Mistake number two came when, on the way back to the vehicle, I took a step towards the impala carcass to see if it had been eaten on, or just disemboweled. No sooner had I taken that one step when time suddenly froze. As soon as the low, guttural growl started coming from the grass on the other side of the kill, I knew that the fan was about to get dirty. I turned to Petros and said “we have to get out of here,” but it was too late.

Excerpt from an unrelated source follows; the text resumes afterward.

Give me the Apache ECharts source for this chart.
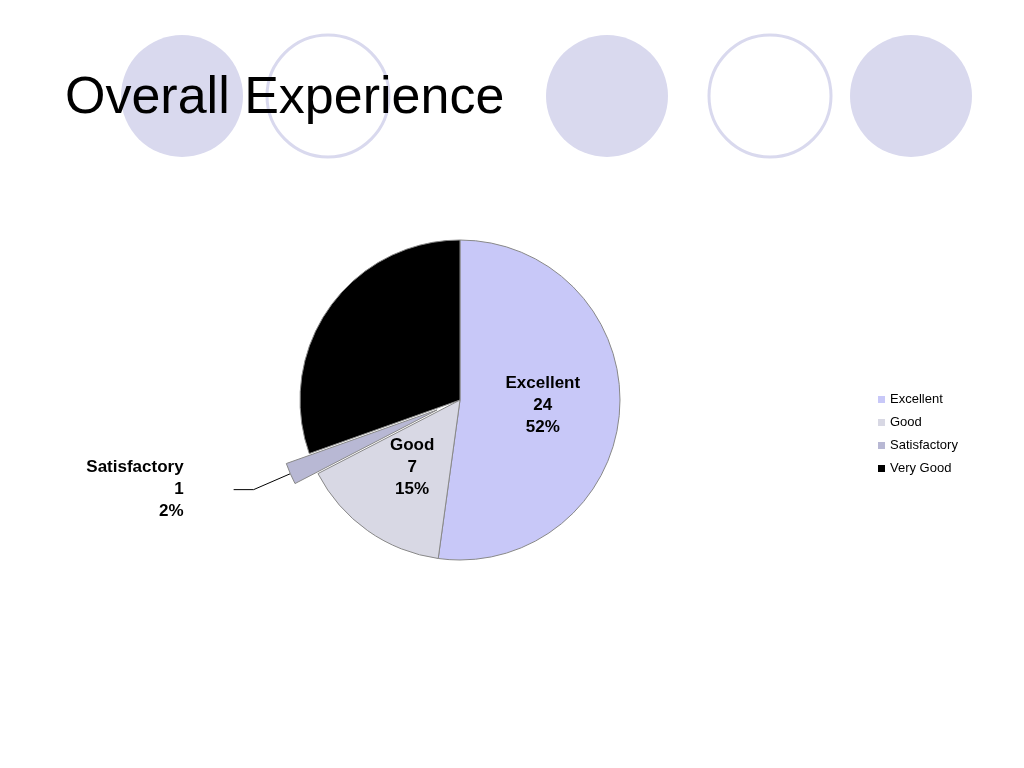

I wish I could put a time stamp on the events that unfolded in that blinkingly short period of my life. It felt like forever, but probably lasted no more than 5 seconds – 5 seconds that I will never forget as long as I live! The blur of spots that came hurtling towards me at a frighteningly fast pace will be etched in my mind forever. When we do our training to become a trail guide, we practice shooting the image of a lion being pulled by a human on a set of wheels and have to shoot the target in a “simulated charge exercise”. I can confidently tell you now that, as good an exercise as that is, it happens just a tad quicker in real life. If I had had had my rifle with me, it would still have been on its way up to my shoulder by the time that leopard got to within killing distance of me.
All I can remember thinking as the big cat came bearing down on me was how much this was going to hurt as I half turned my body, bracing for the impact. Every muscle in my body was telling me to run, but a little voice in my head, perhaps inspired by Peter Allison himself, said “whatever you do, don’t run!”, and so my feet remained firmly planted in the sand for a split second longer.
And this is where my recollection of what happened became a bit of blur. All I can remember is looking at one rather irate leopard standing waving her claws at me from, without exaggerating at all here, about one metre away. What I shouted, how I shouted it, how I clapped my hands and what I did with my feet I can’t confirm. All I do know is that I screamed at this leopard as loudly as I could, and clapped my hands harder than I ever had; adrenalin clearly kicking in instantly!
Doing my best not to run, but at the same time trying to bounce away from the flailing claws of this feline, all the while clapping and screaming, I must have looked like I was doing a rather strange version of the flamenco. At that very point in my life, I actually didn’t give a hoot…even though I was doing this “leopard dance” in full view of my guests! Talk about a welcome to Africa; to go from watching dung beetles merrily roll away dung balls one minute, to watching your guide almost get attacked by a leopard the next.
As much as I can sit and mock my own dancing, it did the trick. At some point between the screams and claps, the leopard decided that she didn’t want to be part of this dance anymore and turned and ran off into the bushes. Petros and I then walked the short distance back to the car and burst out into a rather nervous laughter at the ordeal we had just been through. But, either being too stubborn, or too professional, we both said we were fine and drove to relocate the leopard which strangely, didn’t run away as we approached in the vehicle. This immediately allowed me to realize the error of my ways: the leopard was not the nervous one I expected, but rather the granny of the north, dear old Mbali!
I had to radio someone to tell them about this, and my workmate’s first comment to me was, “Were you shouting?” to which I answered in the affirmative, only to have him reply, “Oh, I told my guests that sound was baboons shouting at a leopard”. Seeing as he was parked some distance away, that made me rather proud of my performance, but I couldn’t help but wonder what he would have said if only he had seen my amazing dancing skills as well!